A highly competitive field of nine led by 2-year-old champion Forte and Preakness winner National Treasure is set to run in the 1½ miles test of champions on a card that features almost all stakes races.
At least one problem disappeared Friday as live racing resumed at Belmont Park thanks to a major improvement in air quality. The heavy smoke had forced the track to cancel Thursday and prompted New York Gov. Kathy Hochul to warn Saturday’s racing could be affected if conditions didn’t improve.
Bryan Ramsey, a meteorologist with the National Weather Service office on Long Island, said the air quality improved vastly on Friday as winds came out of the west at 5-to-10 mph.
“The Canadian fires are still putting out smoke but that should not be coming to our area,” Ramsey said in a telephone interview with The Associated Press.
The safety of the horses is a major concern. Churchill Downs suspended racing operations recently and moved its meet to Ellis Park in the wake of 12 horse fatalities the past month at the home of the Kentucky Derby.

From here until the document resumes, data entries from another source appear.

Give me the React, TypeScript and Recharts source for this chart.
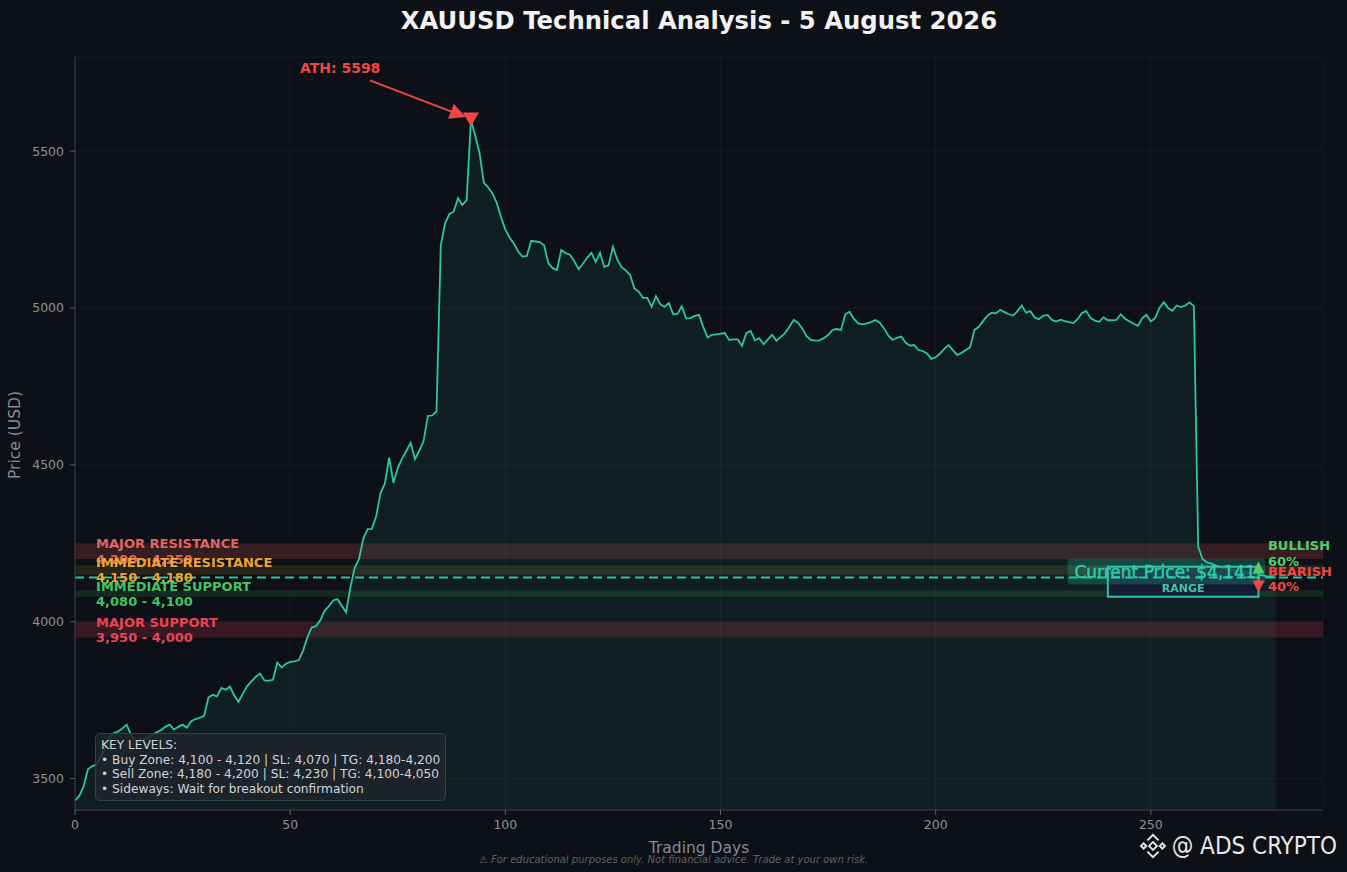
import React from 'react';
import {
  ComposedChart,
  Area,
  XAxis,
  YAxis,
  CartesianGrid,
  ReferenceArea,
  ReferenceLine,
  ReferenceDot,
} from 'recharts';

// daily closes, day 0 .. 279
const prices = [
  3430, 3445, 3475, 3530, 3540, 3545, 3570, 3600, 3630, 3645,
  3650, 3660, 3672, 3640, 3620, 3615, 3625, 3630, 3640, 3648,
  3655, 3665, 3672, 3656, 3665, 3672, 3662, 3683, 3690, 3694,
  3700, 3758, 3767, 3762, 3789, 3783, 3793, 3765, 3745, 3771,
  3795, 3810, 3825, 3835, 3813, 3812, 3815, 3870, 3854, 3866,
  3872, 3874, 3878, 3908, 3950, 3982, 3986, 4005, 4035, 4050,
  4068, 4072, 4051, 4030, 4110, 4172, 4200, 4265, 4295, 4296,
  4337, 4410, 4440, 4523, 4443, 4490, 4520, 4545, 4570, 4518,
  4545, 4576, 4656, 4658, 4670, 5200, 5270, 5300, 5307, 5350,
  5328, 5344, 5598, 5550, 5494, 5400, 5385, 5365, 5335, 5290,
  5250, 5225, 5205, 5180, 5164, 5166, 5214, 5212, 5210, 5200,
  5143, 5127, 5121, 5185, 5175, 5170, 5150, 5124, 5140, 5160,
  5176, 5147, 5176, 5131, 5137, 5195, 5155, 5130, 5120, 5105,
  5062, 5052, 5032, 5032, 5004, 5038, 5012, 5004, 5016, 4980,
  4981, 5006, 4967, 4968, 4975, 4978, 4940, 4906, 4914, 4916,
  4918, 4920, 4898, 4900, 4900, 4880, 4920, 4927, 4897, 4904,
  4884, 4900, 4914, 4896, 4908, 4920, 4940, 4962, 4953, 4935,
  4910, 4898, 4896, 4897, 4904, 4914, 4930, 4933, 4930, 4980,
  4988, 4965, 4951, 4948, 4951, 4955, 4962, 4953, 4935, 4912,
  4898, 4905, 4909, 4890, 4880, 4882, 4866, 4863, 4855, 4838,
  4843, 4855, 4870, 4882, 4866, 4850, 4857, 4866, 4875, 4930,
  4940, 4958, 4975, 4985, 4983, 4994, 4987, 4980, 4976, 4990,
  5008, 4985, 4990, 4970, 4964, 4975, 4978, 4962, 4957, 4963,
  4958, 4955, 4952, 4965, 4984, 4990, 4968, 4960, 4956, 4970,
  4961, 4961, 4962, 4980, 4966, 4958, 4950, 4943, 4968, 4978,
  4957, 4968, 5000, 5018, 5000, 4991, 5008, 5003, 5008, 5018,
  5006, 4240, 4200, 4190, 4185, 4180, 4175, 4170, 4168, 4165,
  4162, 4160, 4158, 4155, 4152, 4150, 4148, 4145, 4143, 4141,
];

const xTicks = [0, 50, 100, 150, 200, 250];
const yTicks = [3500, 4000, 4500, 5000, 5500];

const zoneNames = ['MAJOR RESISTANCE', 'IMMEDIATE RESISTANCE', 'IMMEDIATE SUPPORT', 'MAJOR SUPPORT'];
const zoneLow = [4200, 4150, 4080, 3950];
const zoneHigh = [4250, 4180, 4100, 4000];
const zoneText = ['4,200 - 4,250', '4,150 - 4,180', '4,080 - 4,100', '3,950 - 4,000'];
const zoneFill = ['rgba(220,80,80,0.2)', 'rgba(230,170,40,0.13)', 'rgba(60,190,90,0.15)', 'rgba(220,60,80,0.2)'];
const zoneColor = ['#e06464', '#f0a42e', '#45c262', '#e8455a'];

const currentPrice = 4141;
const athDay = 92;
const athPrice = 5598;
const rangeStart = 240;
const rangeEnd = 275;
const rangeLow = 4080;
const rangeHigh = 4175;
const bullishPct = 60;
const bearishPct = 40;

const keyLevels = [
  'KEY LEVELS:',
  '• Buy Zone: 4,100 - 4,120 | SL: 4,070 | TG: 4,180-4,200',
  '• Sell Zone: 4,180 - 4,200 | SL: 4,230 | TG: 4,100-4,050',
  '• Sideways: Wait for breakout confirmation',
];

const TEAL = '#2ec4a6';
const RED = '#ef4646';
const GREEN = '#4fd06a';
const FONT = '"DejaVu Sans", sans-serif';

const data = prices.map((price, day) => ({ day, price }));

export default function App() {
  return (
    <div
      style={{
        position: 'fixed',
        left: 0,
        top: 0,
        width: 1347,
        height: 872,
        background: '#0d1117',
        overflow: 'hidden',
        fontFamily: FONT,
      }}
    >
      <ComposedChart
        width={1347}
        height={872}
        data={data}
        margin={{ top: 57, right: 24, left: 0, bottom: 32 }}
        style={{ fontFamily: FONT }}
      >
        <CartesianGrid stroke="#151a21" strokeWidth={1} />
        <XAxis
          type="number"
          dataKey="day"
          domain={[0, 290]}
          ticks={xTicks}
          height={30}
          tickSize={5}
          tickMargin={5}
          axisLine={{ stroke: '#3a3f47' }}
          tickLine={{ stroke: '#5a5f68' }}
          tick={{ fill: '#8b9099', fontSize: 12.5 }}
        />
        <YAxis
          type="number"
          domain={[3400, 5800]}
          ticks={yTicks}
          width={75}
          tickSize={5}
          tickMargin={6}
          axisLine={{ stroke: '#3a3f47' }}
          tickLine={{ stroke: '#5a5f68' }}
          tick={{ fill: '#8b9099', fontSize: 12.5 }}
        />
        {zoneNames.map((name, i) => (
          <ReferenceArea
            key={name}
            x1={0}
            x2={290}
            y1={zoneLow[i]}
            y2={zoneHigh[i]}
            fill={zoneFill[i]}
            fillOpacity={1}
            stroke="none"
          />
        ))}
        <Area
          type="linear"
          dataKey="price"
          stroke={TEAL}
          strokeWidth={1.8}
          fill={TEAL}
          fillOpacity={0.08}
          dot={false}
          activeDot={false}
          isAnimationActive={false}
        />
        <ReferenceLine y={currentPrice} stroke="#22c9a0" strokeWidth={2} strokeDasharray="9 5" />
        <ReferenceArea
          x1={rangeStart}
          x2={rangeEnd}
          y1={rangeLow}
          y2={rangeHigh}
          fill="rgba(22,24,58,0.75)"
          fillOpacity={1}
          stroke={TEAL}
          strokeWidth={2}
          label={{ value: 'RANGE', position: 'insideBottom', offset: 5, fill: '#3fc7aa', fontSize: 11, fontWeight: 'bold' }}
        />
        {zoneNames.map((name, i) => (
          <ReferenceDot
            key={'lbl' + name}
            x={4.9}
            y={(zoneLow[i] + zoneHigh[i]) / 2}
            r={1}
            shape={(p: any) => (
              <g>
                <text x={p.cx} y={p.cy - 3} fill={zoneColor[i]} fontSize={13} fontWeight="bold">
                  {name}
                </text>
                <text x={p.cx} y={p.cy + 12.5} fill={zoneColor[i]} fontSize={13} fontWeight="bold">
                  {zoneText[i]}
                </text>
              </g>
            )}
          />
        ))}
        <ReferenceDot
          x={athDay}
          y={athPrice}
          r={1}
          shape={(p: any) => (
            <g>
              <defs>
                <marker id="athHead" markerWidth="8" markerHeight="8" refX="7" refY="4" orient="auto">
                  <path d="M0,0 L8,4 L0,8 z" fill={RED} />
                </marker>
              </defs>
              <line x1={p.cx - 101} y1={p.cy - 40} x2={p.cx - 7} y2={p.cy - 4} stroke={RED} strokeWidth={2} markerEnd="url(#athHead)" />
              <polygon points={`${p.cx - 8},${p.cy - 8} ${p.cx + 8},${p.cy - 8} ${p.cx},${p.cy + 6}`} fill={RED} />
              <text x={p.cx - 171} y={p.cy - 47} fill={RED} fontSize={14} fontWeight="bold">
                {'ATH: ' + athPrice}
              </text>
            </g>
          )}
        />
        <ReferenceDot
          x={232}
          y={4160}
          r={1}
          shape={(p: any) => (
            <g>
              <rect x={p.cx - 6} y={p.cy - 13} width={198} height={26} rx={4} fill="rgba(43,196,160,0.25)" />
              <text x={p.cx + 1} y={p.cy + 6} fill="#2bd1a8" fontSize={17} stroke="#2bd1a8" strokeWidth={0.4}>
                {'Current Price: $' + currentPrice.toLocaleString('en-US')}
              </text>
            </g>
          )}
        />
        <ReferenceDot
          x={rangeEnd}
          y={currentPrice}
          r={1}
          shape={(p: any) => (
            <g>
              <polygon points={`${p.cx - 6},${p.cy - 4} ${p.cx + 6},${p.cy - 4} ${p.cx},${p.cy - 16}`} fill={GREEN} />
              <polygon points={`${p.cx - 6},${p.cy + 3} ${p.cx + 6},${p.cy + 3} ${p.cx},${p.cy + 15}`} fill={RED} />
              <text x={p.cx + 9.5} y={p.cy - 28} fill={GREEN} fontSize={13} fontWeight="bold">BULLISH</text>
              <text x={p.cx + 9.5} y={p.cy - 12} fill={GREEN} fontSize={13} fontWeight="bold">{bullishPct + '%'}</text>
              <text x={p.cx + 9.5} y={p.cy - 2} fill={RED} fontSize={13} fontWeight="bold">BEARISH</text>
              <text x={p.cx + 9.5} y={p.cy + 13} fill={RED} fontSize={13} fontWeight="bold">{bearishPct + '%'}</text>
            </g>
          )}
        />
      </ComposedChart>

      <div
        style={{
          position: 'absolute',
          left: 75,
          width: 1248,
          top: 7,
          lineHeight: '28px',
          textAlign: 'center',
          color: '#f2f2f2',
          fontWeight: 'bold',
          fontSize: 24.3,
        }}
      >
        XAUUSD Technical Analysis - 5 August 2026
      </div>

      <div
        style={{
          position: 'absolute',
          left: 95,
          top: 733,
          width: 351,
          height: 68,
          background: 'rgba(32,36,44,0.85)',
          border: '1px solid #3a3f48',
          borderRadius: 5,
          padding: '4px 0 0 5px',
          boxSizing: 'border-box',
          color: '#d0d4d9',
          fontSize: 12.2,
          lineHeight: '14.7px',
          whiteSpace: 'nowrap',
        }}
      >
        {keyLevels.map((t) => (
          <div key={t}>{t}</div>
        ))}
      </div>

      <div
        style={{
          position: 'absolute',
          left: 75,
          width: 1248,
          top: 837,
          lineHeight: '22px',
          textAlign: 'center',
          color: '#858a93',
          fontSize: 15.5,
        }}
      >
        Trading Days
      </div>

      <div
        style={{
          position: 'absolute',
          left: 15 - 60,
          top: 435 - 11,
          width: 120,
          lineHeight: '22px',
          textAlign: 'center',
          color: '#858a93',
          fontSize: 15.5,
          transform: 'rotate(-90deg)',
        }}
      >
        Price (USD)
      </div>

      <div
        style={{
          position: 'absolute',
          left: 0,
          width: 1347,
          top: 853,
          lineHeight: '14px',
          textAlign: 'center',
          color: '#5c616a',
          fontSize: 10,
          fontStyle: 'italic',
        }}
      >
        ⚠ For educational purposes only. Not financial advice. Trade at your own risk.
      </div>

      <div
        style={{
          position: 'absolute',
          right: 10,
          top: 831,
          height: 30,
          display: 'flex',
          alignItems: 'center',
          whiteSpace: 'nowrap',
          color: '#e8e8e8',
          fontFamily: '"Liberation Sans Narrow", "DejaVu Sans Condensed", sans-serif',
          fontSize: 24,
        }}
      >
        <svg width={28} height={28} viewBox="0 0 30 30" style={{ marginRight: 5, flexShrink: 0 }}>
          <g fill="none" stroke="#e8e8e8" strokeWidth={2}>
            <rect x={12} y={12} width={6} height={6} transform="rotate(45 15 15)" />
            <path d="M9,9 L15,3 L21,9" />
            <path d="M9,21 L15,27 L21,21" />
            <rect x={3} y={13} width={4} height={4} transform="rotate(45 5 15)" />
            <rect x={23} y={13} width={4} height={4} transform="rotate(45 25 15)" />
          </g>
        </svg>
        <span>@ ADS CRYPTO</span>
      </div>
    </div>
  );
}
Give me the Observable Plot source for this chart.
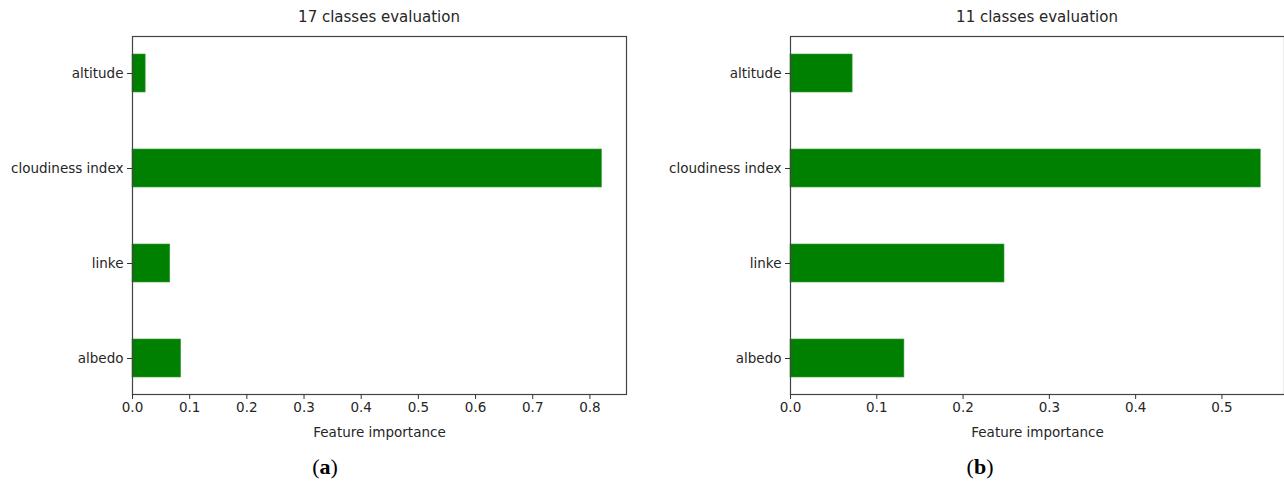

While Hall of Fame trainer Bob Baffert won the Preakness with National Treasure, his Havnameltdown had to be euthanized after falling in the sixth race. A 6-year-old horse died at Belmont last week after being injured in a race.
The thoroughbred industry insists it is doing everything possible to keep the animals safe. Industry leaders say the sport has never been safer, with horse fatalities down 37.5% since they started being tracked in 2009.